Rashbam showed interest in linguistic and literary matters and had the most sophisticated approach to grammar of all the members of his school. He even wrote a book, called Sefer Dayekut (Book of Precision), which deals with grammatical questions in the Bible. But like other members of his school, his efforts were hampered by a lack of familiarity with the major Arabic works of grammar produced by the Spanish school. Only the works of Menaḥem and Dunash were available to him. Rashbam was the first medieval exegete to point out the literary technique of foreshadowing, providing information in anticipation of the later need for it. For example, Gen. 9.18 , “Ham was the father of Canaan,” is seemingly out of place in its context. However, it prepares the reader for the cursing of Canaan later on. Similarly, Num. 13.20 “Now it happened to be the season of the first ripe grapes,” prepares the reader for the return of the spies with a cluster of grapes (Num. 13.23, 27 ). Rashbam points out many other instances of this feature of biblical stylistics.

The last major representative of the peshat school is Eliezer of Beaugency (mid‐12th century), who may have been a student of Rashbam. He wrote commentaries on most of the books of the Bible, but only a few, on the Latter Prophets, have survived; therefore our knowledge of his methodology is scant. Eliezer is extreme in his avoidance of midrash; one finds few references to it in his writings. His style is paraphrastic, creating a seamless weave of text with his own words intermingled with the text of Scripture. He stressed the importance of context for explaining difficult words and passages (davar lamed me'inyano, [the meaning of] a word is learned from its context). Like Joseph Kara, he proposed many rules for understanding the biblical text, and many of his comments deal with literary issues. He shows a sensitivity to nuance and devotes much more attention than his colleagues to matters of redaction and the ordering of the biblical books.

Joseph Bekhor Shor (1130–1200) was the last member of this school and his work already shows signs of a decline. He can be seen as a transitional figure situated between the most important members of the peshat school (Kara, Rashbam, Eliezer) and the tosafists (see below). His Torah commentary has characteristics of both schools. Although mainly devotedto peshat exegesis, his commentary includes more midrashic material than those of his predecessors. He also makes use of gematria (the numerical value of letters), which was in vogue among the Pietists in Germany. Among his most significant contributions was his psychological insights into the motivations of the characters in the Bible. He is also concerned with literary structure and connections between passages. His interpretations are often innovative, and even fanciful.
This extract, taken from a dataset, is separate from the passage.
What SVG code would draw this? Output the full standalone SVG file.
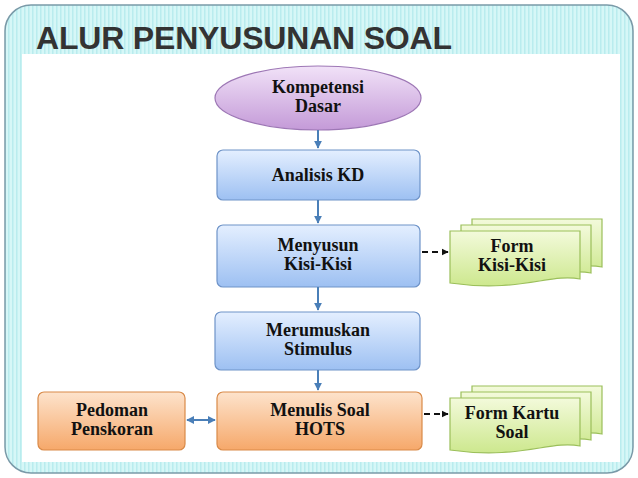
<svg xmlns="http://www.w3.org/2000/svg" width="638" height="478" viewBox="0 0 638 478">
<defs>
<pattern id="stripe" width="4" height="4" patternUnits="userSpaceOnUse"><rect width="4" height="4" fill="#d6f7f7"/><rect width="1.5" height="4" fill="#b9ecee"/></pattern>
<linearGradient id="gp" x1="0" y1="0" x2="0" y2="1"><stop offset="0" stop-color="#f1e2f8"/><stop offset="1" stop-color="#c49ad8"/></linearGradient>
<linearGradient id="gb" x1="0" y1="0" x2="0" y2="1"><stop offset="0" stop-color="#e4efff"/><stop offset="1" stop-color="#9dc0f2"/></linearGradient>
<linearGradient id="go" x1="0" y1="0" x2="0" y2="1"><stop offset="0" stop-color="#fde3cc"/><stop offset="1" stop-color="#f6a86a"/></linearGradient>
<linearGradient id="gg" x1="0" y1="0" x2="0" y2="1"><stop offset="0" stop-color="#f3fadb"/><stop offset="1" stop-color="#cde88e"/></linearGradient>
<marker id="ab" viewBox="0 0 10 10" refX="9" refY="5" markerWidth="4" markerHeight="4" orient="auto-start-reverse"><path d="M0,0L10,5L0,10z" fill="#4a7fb8"/></marker>
<marker id="ak" viewBox="0 0 10 10" refX="9" refY="5" markerWidth="4" markerHeight="4" orient="auto"><path d="M0,0L10,5L0,10z" fill="#111"/></marker>
<g id="doc"><path d="M0,0H130V48C100,42 70,62 0,52Z"/></g>
</defs>
<style>
text{font-family:"Liberation Serif","DejaVu Serif",serif;font-weight:bold;font-size:18px;fill:#111;text-anchor:middle}
.b{fill:url(#gb);stroke:#6e93c8;stroke-width:1.2}
.o{fill:url(#go);stroke:#d98a48;stroke-width:1.2}
.g use{fill:url(#gg);stroke:#9bbf5a;stroke-width:1.2}
.c line{stroke:#4a7fb8;stroke-width:2}
.d line{stroke:#111;stroke-width:1.8;stroke-dasharray:6 4}
</style>
<rect x="5" y="5" width="628" height="468" rx="26" fill="url(#stripe)" stroke="#7a9aa8" stroke-width="1.5"/>
<rect x="22" y="54" width="598" height="408" fill="#fff"/>
<text x="36" y="49" textLength="416" style="font-family:'Liberation Sans',Arial,sans-serif;font-size:32px;fill:#333;text-anchor:start">ALUR PENYUSUNAN SOAL</text>
<g id="n1"><ellipse cx="318" cy="98" rx="103" ry="32" fill="url(#gp)" stroke="#9d77b5" stroke-width="1.2"/><text x="318" y="93">Kompetensi</text><text x="318" y="112">Dasar</text></g>
<g id="n2"><rect class="b" x="217" y="150" width="203" height="50" rx="6"/><text x="318" y="181">Analisis KD</text></g>
<g id="n3"><rect class="b" x="217" y="225" width="203" height="62" rx="6"/><text x="318" y="251">Menyusun</text><text x="318" y="270">Kisi-Kisi</text></g>
<g id="n4"><rect class="b" x="215" y="312" width="205" height="58" rx="6"/><text x="318" y="336">Merumuskan</text><text x="318" y="355">Stimulus</text></g>
<g id="n5"><rect class="o" x="217" y="392" width="205" height="58" rx="6"/><text x="320" y="416">Menulis Soal</text><text x="320" y="435">HOTS</text></g>
<g id="n6"><rect class="o" x="38" y="392" width="147" height="58" rx="6"/><text x="112" y="416">Pedoman</text><text x="112" y="435">Penskoran</text></g>
<g id="n7" class="g"><use href="#doc" x="472" y="219"/><use href="#doc" x="461" y="225"/><use href="#doc" x="450" y="231"/><text x="512" y="252">Form</text><text x="512" y="271">Kisi-Kisi</text></g>
<g id="n8" class="g"><use href="#doc" x="472" y="386"/><use href="#doc" x="461" y="392"/><use href="#doc" x="450" y="398"/><text x="512" y="419">Form Kartu</text><text x="512" y="438">Soal</text></g>
<g id="connectors">
<g class="c">
<line x1="318" y1="130" x2="318" y2="148" marker-end="url(#ab)"/>
<line x1="318" y1="200" x2="318" y2="223" marker-end="url(#ab)"/>
<line x1="318" y1="287" x2="318" y2="310" marker-end="url(#ab)"/>
<line x1="318" y1="370" x2="318" y2="390" marker-end="url(#ab)"/>
<line x1="187" y1="420" x2="215" y2="420" marker-start="url(#ab)" marker-end="url(#ab)"/>
</g>
<g class="d">
<line x1="422" y1="252" x2="448" y2="252" marker-end="url(#ak)"/>
<line x1="424" y1="414" x2="448" y2="414" marker-end="url(#ak)"/>
</g>
</g>
</svg>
By the turn of the 13th century, just as the mini‐renaissance of the 12th century died out and rationalism lost its luster, so too did the peshat school fade away. It may very well have been that the radical nature of the enterprise contributed to its lack of appeal to future generations of scholars and laity. The study of Scripture, as opposed to Talmud, was never primary in the curriculum in Ashkenaz, and an exegetical enterprise which could be seen as undermining the authority of rabbinic interpretation and halakhic rulings based on Scripture was simply not sustainable. The influence of this school, with the exception of Rashi, whose commentary managed to strike the right balance between peshat and derash, was minimal. The small number of surviving manuscripts of the commentaries of Rashbam and Eliezer bears this out. Joseph Kara fared slightly better, although much of his oeuvre was also lost. It seems that these types of commentaries had little appeal to the masses, and even among the intellectuals, changing currents in thinking and an anti‐rationalist movement contributed to the neglect of the works of this school for the rest of the Middle Ages.